EXERCISE: Copy all the entries below exactly, but not the pictures.

RECORDS FOR PROCESSING:
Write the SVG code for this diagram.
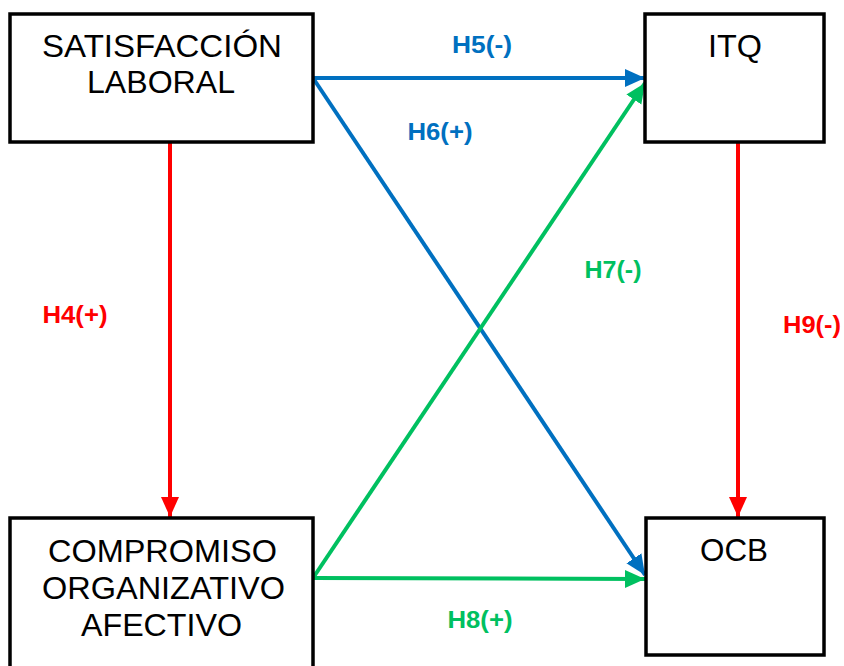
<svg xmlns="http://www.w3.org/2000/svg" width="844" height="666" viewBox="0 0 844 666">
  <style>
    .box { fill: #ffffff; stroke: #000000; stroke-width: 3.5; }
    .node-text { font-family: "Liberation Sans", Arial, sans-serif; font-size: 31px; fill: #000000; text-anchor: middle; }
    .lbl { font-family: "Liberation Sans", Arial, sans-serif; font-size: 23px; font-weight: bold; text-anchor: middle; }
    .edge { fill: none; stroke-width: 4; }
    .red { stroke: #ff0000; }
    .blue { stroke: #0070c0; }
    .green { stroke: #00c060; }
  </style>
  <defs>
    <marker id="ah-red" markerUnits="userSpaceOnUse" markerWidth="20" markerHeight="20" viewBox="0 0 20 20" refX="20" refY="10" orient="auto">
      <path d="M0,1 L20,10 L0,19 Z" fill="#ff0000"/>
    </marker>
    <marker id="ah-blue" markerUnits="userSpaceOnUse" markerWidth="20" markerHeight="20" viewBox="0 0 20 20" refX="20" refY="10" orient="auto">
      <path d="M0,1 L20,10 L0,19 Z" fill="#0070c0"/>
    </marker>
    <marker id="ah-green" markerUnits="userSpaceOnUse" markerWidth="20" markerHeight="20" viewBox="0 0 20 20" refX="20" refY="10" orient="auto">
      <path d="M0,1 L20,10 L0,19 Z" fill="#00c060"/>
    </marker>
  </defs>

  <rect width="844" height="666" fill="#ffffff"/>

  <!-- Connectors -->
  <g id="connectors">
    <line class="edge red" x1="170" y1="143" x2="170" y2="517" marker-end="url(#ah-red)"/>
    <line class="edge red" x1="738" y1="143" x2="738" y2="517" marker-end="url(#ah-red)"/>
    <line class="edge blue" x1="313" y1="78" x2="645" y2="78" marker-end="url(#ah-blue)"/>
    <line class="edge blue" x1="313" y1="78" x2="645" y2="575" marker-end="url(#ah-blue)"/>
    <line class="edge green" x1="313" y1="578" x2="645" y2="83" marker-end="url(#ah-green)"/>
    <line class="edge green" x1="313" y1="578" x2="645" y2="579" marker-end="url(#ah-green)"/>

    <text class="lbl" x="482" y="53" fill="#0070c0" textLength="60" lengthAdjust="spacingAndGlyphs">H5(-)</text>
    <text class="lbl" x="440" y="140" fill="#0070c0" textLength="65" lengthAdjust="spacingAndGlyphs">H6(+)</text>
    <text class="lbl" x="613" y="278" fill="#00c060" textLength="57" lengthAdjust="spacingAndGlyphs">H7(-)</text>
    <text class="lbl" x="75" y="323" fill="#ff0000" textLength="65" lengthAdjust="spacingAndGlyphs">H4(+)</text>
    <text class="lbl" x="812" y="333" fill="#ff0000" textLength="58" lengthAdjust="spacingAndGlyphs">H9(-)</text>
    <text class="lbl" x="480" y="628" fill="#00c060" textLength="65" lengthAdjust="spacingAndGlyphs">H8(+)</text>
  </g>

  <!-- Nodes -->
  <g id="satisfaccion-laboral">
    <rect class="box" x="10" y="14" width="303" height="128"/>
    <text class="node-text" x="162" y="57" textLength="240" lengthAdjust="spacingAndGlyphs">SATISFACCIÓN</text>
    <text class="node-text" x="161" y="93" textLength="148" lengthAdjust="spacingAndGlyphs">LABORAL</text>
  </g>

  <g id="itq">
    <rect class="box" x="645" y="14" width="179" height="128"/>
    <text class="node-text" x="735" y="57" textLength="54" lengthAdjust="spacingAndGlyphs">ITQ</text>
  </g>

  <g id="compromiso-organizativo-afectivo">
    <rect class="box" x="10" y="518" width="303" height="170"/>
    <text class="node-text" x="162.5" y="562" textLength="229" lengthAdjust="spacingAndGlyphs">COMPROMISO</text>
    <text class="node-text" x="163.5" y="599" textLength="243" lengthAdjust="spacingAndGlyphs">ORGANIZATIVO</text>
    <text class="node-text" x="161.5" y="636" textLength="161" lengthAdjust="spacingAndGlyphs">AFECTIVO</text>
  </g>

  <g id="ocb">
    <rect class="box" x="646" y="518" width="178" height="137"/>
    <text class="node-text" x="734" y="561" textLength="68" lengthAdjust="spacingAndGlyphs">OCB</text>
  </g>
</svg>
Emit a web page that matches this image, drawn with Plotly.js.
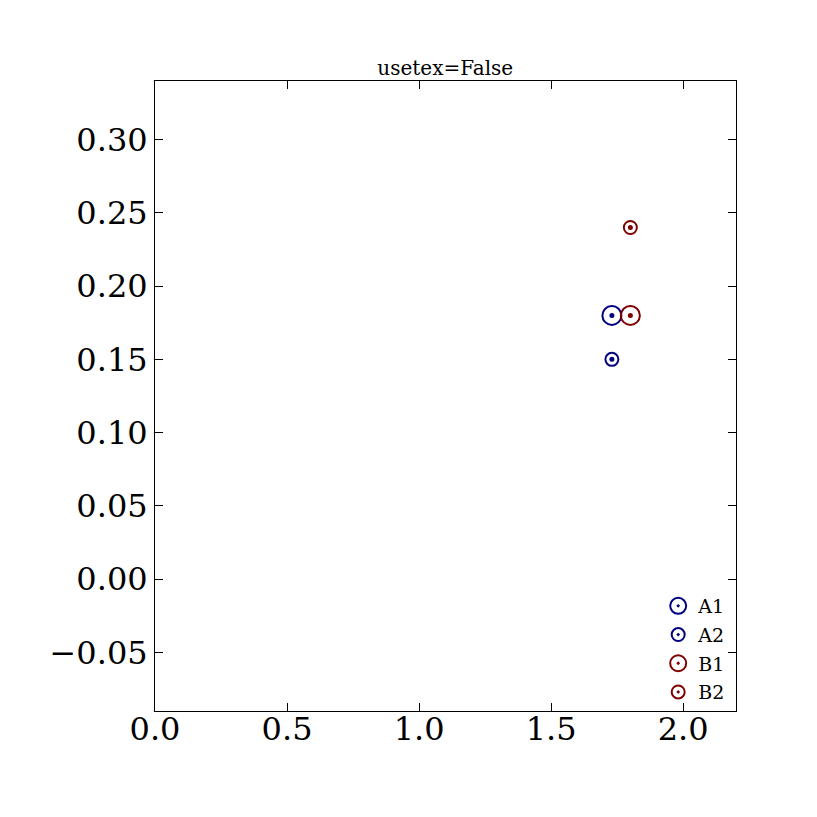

COMPLETE RESPONSE:
Write the SVG code for this diagram.
<svg xmlns="http://www.w3.org/2000/svg" width="844" height="666" viewBox="0 0 844 666">
  <style>
    .box { fill: #ffffff; stroke: #000000; stroke-width: 3.5; }
    .node-text { font-family: "Liberation Sans", Arial, sans-serif; font-size: 31px; fill: #000000; text-anchor: middle; }
    .lbl { font-family: "Liberation Sans", Arial, sans-serif; font-size: 23px; font-weight: bold; text-anchor: middle; }
    .edge { fill: none; stroke-width: 4; }
    .red { stroke: #ff0000; }
    .blue { stroke: #0070c0; }
    .green { stroke: #00c060; }
  </style>
  <defs>
    <marker id="ah-red" markerUnits="userSpaceOnUse" markerWidth="20" markerHeight="20" viewBox="0 0 20 20" refX="20" refY="10" orient="auto">
      <path d="M0,1 L20,10 L0,19 Z" fill="#ff0000"/>
    </marker>
    <marker id="ah-blue" markerUnits="userSpaceOnUse" markerWidth="20" markerHeight="20" viewBox="0 0 20 20" refX="20" refY="10" orient="auto">
      <path d="M0,1 L20,10 L0,19 Z" fill="#0070c0"/>
    </marker>
    <marker id="ah-green" markerUnits="userSpaceOnUse" markerWidth="20" markerHeight="20" viewBox="0 0 20 20" refX="20" refY="10" orient="auto">
      <path d="M0,1 L20,10 L0,19 Z" fill="#00c060"/>
    </marker>
  </defs>

  <rect width="844" height="666" fill="#ffffff"/>

  <!-- Connectors -->
  <g id="connectors">
    <line class="edge red" x1="170" y1="143" x2="170" y2="517" marker-end="url(#ah-red)"/>
    <line class="edge red" x1="738" y1="143" x2="738" y2="517" marker-end="url(#ah-red)"/>
    <line class="edge blue" x1="313" y1="78" x2="645" y2="78" marker-end="url(#ah-blue)"/>
    <line class="edge blue" x1="313" y1="78" x2="645" y2="575" marker-end="url(#ah-blue)"/>
    <line class="edge green" x1="313" y1="578" x2="645" y2="83" marker-end="url(#ah-green)"/>
    <line class="edge green" x1="313" y1="578" x2="645" y2="579" marker-end="url(#ah-green)"/>

    <text class="lbl" x="482" y="53" fill="#0070c0" textLength="60" lengthAdjust="spacingAndGlyphs">H5(-)</text>
    <text class="lbl" x="440" y="140" fill="#0070c0" textLength="65" lengthAdjust="spacingAndGlyphs">H6(+)</text>
    <text class="lbl" x="613" y="278" fill="#00c060" textLength="57" lengthAdjust="spacingAndGlyphs">H7(-)</text>
    <text class="lbl" x="75" y="323" fill="#ff0000" textLength="65" lengthAdjust="spacingAndGlyphs">H4(+)</text>
    <text class="lbl" x="812" y="333" fill="#ff0000" textLength="58" lengthAdjust="spacingAndGlyphs">H9(-)</text>
    <text class="lbl" x="480" y="628" fill="#00c060" textLength="65" lengthAdjust="spacingAndGlyphs">H8(+)</text>
  </g>

  <!-- Nodes -->
  <g id="satisfaccion-laboral">
    <rect class="box" x="10" y="14" width="303" height="128"/>
    <text class="node-text" x="162" y="57" textLength="240" lengthAdjust="spacingAndGlyphs">SATISFACCIÓN</text>
    <text class="node-text" x="161" y="93" textLength="148" lengthAdjust="spacingAndGlyphs">LABORAL</text>
  </g>

  <g id="itq">
    <rect class="box" x="645" y="14" width="179" height="128"/>
    <text class="node-text" x="735" y="57" textLength="54" lengthAdjust="spacingAndGlyphs">ITQ</text>
  </g>

  <g id="compromiso-organizativo-afectivo">
    <rect class="box" x="10" y="518" width="303" height="170"/>
    <text class="node-text" x="162.5" y="562" textLength="229" lengthAdjust="spacingAndGlyphs">COMPROMISO</text>
    <text class="node-text" x="163.5" y="599" textLength="243" lengthAdjust="spacingAndGlyphs">ORGANIZATIVO</text>
    <text class="node-text" x="161.5" y="636" textLength="161" lengthAdjust="spacingAndGlyphs">AFECTIVO</text>
  </g>

  <g id="ocb">
    <rect class="box" x="646" y="518" width="178" height="137"/>
    <text class="node-text" x="734" y="561" textLength="68" lengthAdjust="spacingAndGlyphs">OCB</text>
  </g>
</svg>
Emit a web page that matches this image, drawn with Plotly.js.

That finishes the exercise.